Runaways, v. 6: Parental Guidance

Collects: Runaways v. 2 #13-18 (2006)

Released: October 2006 (Marvel)

Format: 144-page digest / color / $7.99 / ISBN: 0785119523

I always look forward to the next volume of Runaways, and Runaways, v. 6: Parental Guidance gives me no reason to change that.

Writer Brian K. Vaughan has created and sustained a teen drama mixed with superheroics that doesn’t disappoint. In Parental Guidance, Vaughan wraps up the “new Pride” storyline he began in Runways, v. 4: True Believers. Everything comes together as the team falls apart,1 picking up all the bits and pieces from True Believers and Runaways, v. 5: Escape to New York and wedding them into a moving finale.

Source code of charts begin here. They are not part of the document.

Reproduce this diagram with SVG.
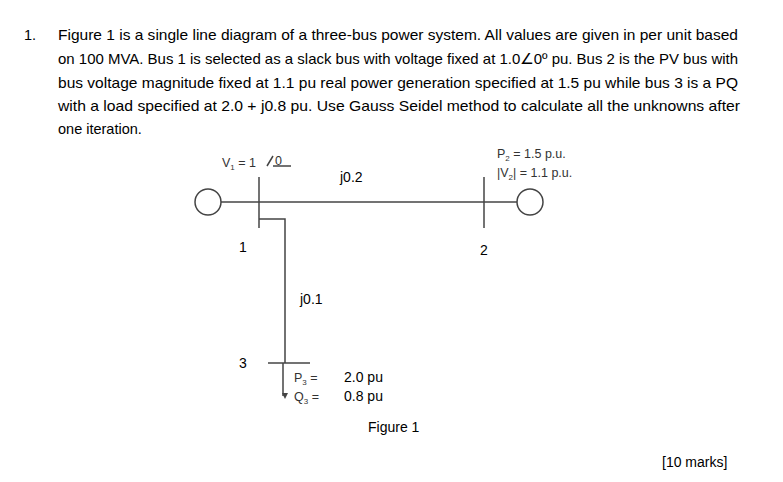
<svg xmlns="http://www.w3.org/2000/svg" width="783" height="482" viewBox="0 0 783 482">
<style>
.t{font-family:"Liberation Sans",Arial,sans-serif;font-size:14.5px;fill:#000}
.g{font-family:"Liberation Sans",Arial,sans-serif;font-size:12.5px;fill:#333}
.c{font-family:"Liberation Sans",Arial,sans-serif;font-size:14px;fill:#000}
.l{stroke:#444;stroke-width:1.5;fill:none}
</style>
<defs><marker id="a" markerWidth="6" markerHeight="6" refX="3" refY="5" orient="auto" markerUnits="userSpaceOnUse"><path d="M0,0 L6,0 L3,6z" fill="#444" transform="rotate(-90 3 3)"/></marker></defs>
<rect width="783" height="482" fill="#fff"/>
<g id="question">
<text class="t" x="24" y="40">1.</text>
<text class="t" x="58" y="40" textLength="680" lengthAdjust="spacingAndGlyphs">Figure 1 is a single line diagram of a three-bus power system. All values are given in per unit based</text>
<text class="t" x="58" y="64" textLength="680" lengthAdjust="spacingAndGlyphs">on 100 MVA. Bus 1 is selected as a slack bus with voltage fixed at 1.0∠0º pu. Bus 2 is the PV bus with</text>
<text class="t" x="58" y="88" textLength="680" lengthAdjust="spacingAndGlyphs">bus voltage magnitude fixed at 1.1 pu real power generation specified at 1.5 pu while bus 3 is a PQ</text>
<text class="t" x="58" y="111" textLength="682" lengthAdjust="spacingAndGlyphs">with a load specified at 2.0 + j0.8 pu. Use Gauss Seidel method to calculate all the unknowns after</text>
<text class="t" x="58" y="134">one iteration.</text>
</g>
<g id="connectors">
<path class="l" d="M221,202 H517"/>
<path class="l" d="M259,219 H285 V363"/>
<path class="l" d="M283,363 V396" marker-end="url(#a)"/>
</g>
<g id="gen1"><circle class="l" cx="208" cy="202" r="13"/></g>
<g id="bus1"><path class="l" d="M259,177 V228"/><text class="c" x="239" y="252">1</text>
<text class="g" x="222" y="167">V<tspan font-size="8" dy="3">1</tspan><tspan dy="-3"> = 1</tspan></text>
<path class="l" d="M267,166 L273,156 M273,166 H291" stroke-width="1"/><text class="g" x="275" y="165">0</text></g>
<g id="line12"><text class="c" x="340" y="182">j0.2</text></g>
<g id="gen2"><circle class="l" cx="530" cy="202" r="13"/></g>
<g id="bus2"><path class="l" d="M484,177 V228"/><text class="c" x="480" y="255">2</text>
<text class="g" x="497" y="158">P<tspan font-size="8" dy="3">2</tspan><tspan dy="-3"> = 1.5 p.u.</tspan></text>
<text class="g" x="497" y="177">|V<tspan font-size="8" dy="3">2</tspan><tspan dy="-3">| = 1.1 p.u.</tspan></text></g>
<g id="line13"><text class="c" x="300" y="304">j0.1</text></g>
<g id="bus3"><path class="l" d="M268,363 H310"/><text class="c" x="239" y="368">3</text>
<text class="g" x="294" y="382">P<tspan font-size="8" dy="3">3</tspan><tspan dy="-3"> = </tspan></text>
<text class="g" x="294" y="401">Q<tspan font-size="8" dy="3">3</tspan><tspan dy="-3"> = </tspan></text>
<text class="c" x="344" y="382">2.0 pu</text><text class="c" x="344" y="401">0.8 pu</text></g>
<text class="c" x="368" y="432">Figure 1</text>
<text class="c" x="662" y="467">[10 marks]</text>
</svg>
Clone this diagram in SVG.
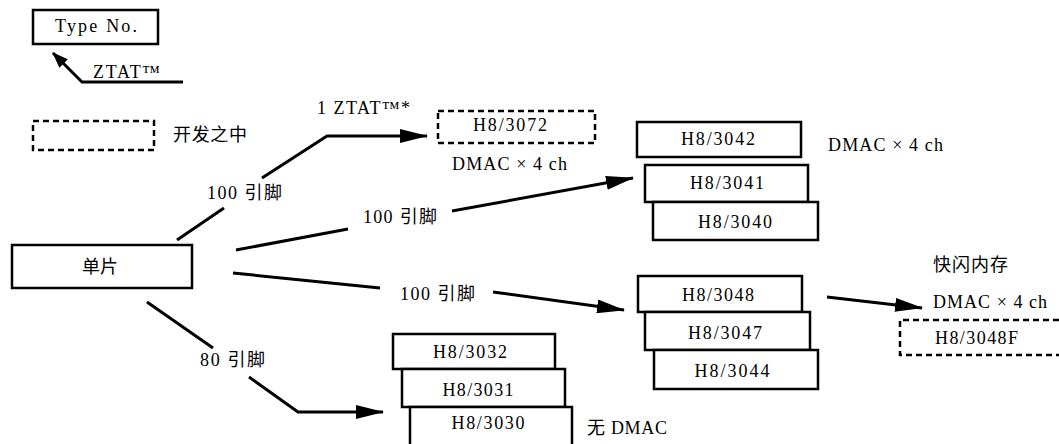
<svg xmlns="http://www.w3.org/2000/svg" width="1059" height="444" viewBox="0 0 1059 444">
<style>
  .box{fill:#fff;stroke:#000;stroke-width:2.5}
  .dash{fill:none;stroke:#000;stroke-width:2.5;stroke-dasharray:6 4}
  .ln{fill:none;stroke:#000;stroke-width:3;stroke-linecap:butt;stroke-linejoin:miter}
  .m{text-anchor:middle}
  text{font-family:"Liberation Serif","DejaVu Serif","Times New Roman","Noto Sans CJK SC",serif;font-size:18px;fill:#000}
</style>
<defs>
  <marker id="ah" viewBox="0 0 28 14" refX="27" refY="7" markerWidth="28" markerHeight="14" markerUnits="userSpaceOnUse" orient="auto">
    <path d="M0,0 L28,7 L0,14 Z" fill="#000"/>
  </marker>
  <marker id="ahs" viewBox="0 0 16 12" refX="15" refY="6" markerWidth="16" markerHeight="12" markerUnits="userSpaceOnUse" orient="auto">
    <path d="M0,0 L16,6 L0,12 Z" fill="#000"/>
  </marker>
</defs>
<rect width="1059" height="444" fill="#fff"/>

<g id="legend-type">
  <rect class="box" x="33" y="10" width="125" height="34"/>
  <text class="m" x="96" y="32" textLength="82" lengthAdjust="spacing">Type No.</text>
</g>
<g id="legend-ztat">
  <text x="93" y="78" textLength="67" lengthAdjust="spacing">ZTAT™</text>
</g>
<g id="legend-dev">
  <rect class="dash" x="33" y="121" width="121" height="29"/>
  <text x="173" y="141" textLength="74" lengthAdjust="spacing">开发之中</text>
</g>

<g id="node-single">
  <rect class="box" x="12" y="245" width="180" height="43"/>
  <text class="m" x="100" y="273">单片</text>
</g>

<g id="node-3072">
  <rect class="dash" x="438" y="111" width="157" height="32"/>
  <text class="m" x="510" y="131" textLength="74" lengthAdjust="spacing">H8/3072</text>
  <text x="452" y="170" textLength="115" lengthAdjust="spacing">DMAC × 4 ch</text>
</g>

<g id="node-304x">
  <rect class="box" x="637" y="122" width="164" height="35"/>
  <text class="m" x="718" y="145" textLength="74" lengthAdjust="spacing">H8/3042</text>
  <rect class="box" x="645" y="165" width="163" height="37"/>
  <text class="m" x="727" y="189" textLength="74" lengthAdjust="spacing">H8/3041</text>
  <rect class="box" x="653" y="202" width="165" height="38"/>
  <text class="m" x="735" y="228" textLength="74" lengthAdjust="spacing">H8/3040</text>
  <text x="828" y="151" textLength="115" lengthAdjust="spacing">DMAC × 4 ch</text>
</g>

<g id="node-3048">
  <rect class="box" x="638" y="276" width="164" height="36"/>
  <text class="m" x="718" y="301" textLength="72" lengthAdjust="spacing">H8/3048</text>
  <rect class="box" x="645" y="312" width="165" height="38"/>
  <text class="m" x="725" y="339" textLength="74" lengthAdjust="spacing">H8/3047</text>
  <rect class="box" x="654" y="350" width="164" height="39"/>
  <text class="m" x="732" y="377" textLength="75" lengthAdjust="spacing">H8/3044</text>
</g>

<g id="node-3048F">
  <text x="933" y="271" textLength="75" lengthAdjust="spacing">快闪内存</text>
  <text x="933" y="308" textLength="114" lengthAdjust="spacing">DMAC × 4 ch</text>
  <path class="dash" d="M1059,320 H900 V355 H1059"/>
  <text x="935" y="344" textLength="83" lengthAdjust="spacing">H8/3048F</text>
</g>

<g id="node-303x">
  <rect class="box" x="393" y="334" width="162" height="35"/>
  <text class="m" x="470" y="358" textLength="74" lengthAdjust="spacing">H8/3032</text>
  <rect class="box" x="402" y="369" width="163" height="38"/>
  <text class="m" x="478" y="396" textLength="71" lengthAdjust="spacing">H8/3031</text>
  <rect class="box" x="410" y="407" width="162" height="45"/>
  <text class="m" x="488" y="429" textLength="73" lengthAdjust="spacing">H8/3030</text>
  <text x="587" y="434" textLength="80" lengthAdjust="spacing">无 DMAC</text>
</g>

<g id="connectors">
  <polyline class="ln" points="183,82 82,82 53,53" marker-end="url(#ahs)"/>

  <line class="ln" x1="177" y1="240" x2="224" y2="208"/>
  <text x="207" y="199" textLength="75" lengthAdjust="spacing">100 引脚</text>
  <polyline class="ln" points="262,178 327,136 427,136" marker-end="url(#ah)"/>
  <text x="317" y="114" textLength="93" lengthAdjust="spacing">1 ZTAT™*</text>

  <line class="ln" x1="236" y1="250" x2="348" y2="229"/>
  <text x="363" y="223" textLength="74" lengthAdjust="spacing">100 引脚</text>
  <line class="ln" x1="452" y1="211" x2="633" y2="178" marker-end="url(#ah)"/>

  <line class="ln" x1="233" y1="273" x2="380" y2="288"/>
  <text x="400" y="300" textLength="75" lengthAdjust="spacing">100 引脚</text>
  <line class="ln" x1="493" y1="292" x2="624" y2="310" marker-end="url(#ah)"/>

  <line class="ln" x1="147" y1="302" x2="213" y2="348"/>
  <text x="200" y="366" textLength="65" lengthAdjust="spacing">80 引脚</text>
  <polyline class="ln" points="249,377 298,412 383,412" marker-end="url(#ah)"/>

  <line class="ln" x1="827" y1="297" x2="922" y2="308" marker-end="url(#ah)"/>
</g>
</svg>
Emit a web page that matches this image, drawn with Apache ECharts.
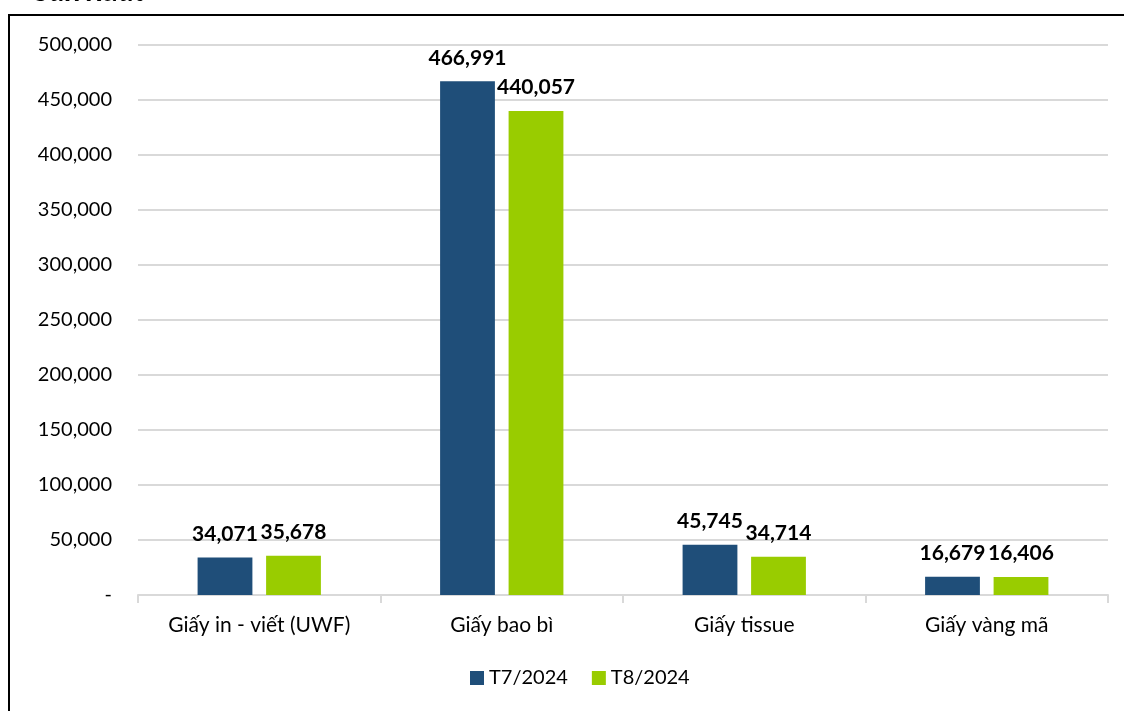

Runaways, v. 6: Parental Guidance cover In the first story, Molly gets a chance to shine as she’s thrown into a group of pre-teen runaways and immediately has to become their leader in a rebellion against the Proctor, the Fagin-like adult controlling them. Molly, shown at her most mature, immediately after reveals her childhood vulnerabilities. It’s not unmissable, but it is entertaining with an ending that is moving without being precious.

The rest of the book reveals the mystery of the new Pride, which is out to take vengeance on the Runaways. The new Pride is more clever than powerful, but they still manage to be more than a match for the heroes. The Runaways’ problems come almost as much from themselves as the New Pride,2 with the new Pride exploiting their adversaries weaknesses. Vaughan doesn’t sacrifice characterization for the sake of plot or a joke — although it helps that his characters are meant to be witty and clever with the blind spots of teenagers.

Artist Adrian Alphona does an excellent job as always; it’s an indictment of the comics industry as much as a compliment to Alphona to say he can consistently draw women with body types somewhere between “anorexic” and “orca.” He can also go from relatively realistic to the fantastic world of the Gibborim, the giant angels who backed the first Pride, with ease. Unfortunately, the digest size has consistently muddied his artwork — any darkness seems to come out as too dark, obscuring the subtleties of Alphona’s work.

All this, plus an emotional ending I won’t spoil — this is about as good as it gets.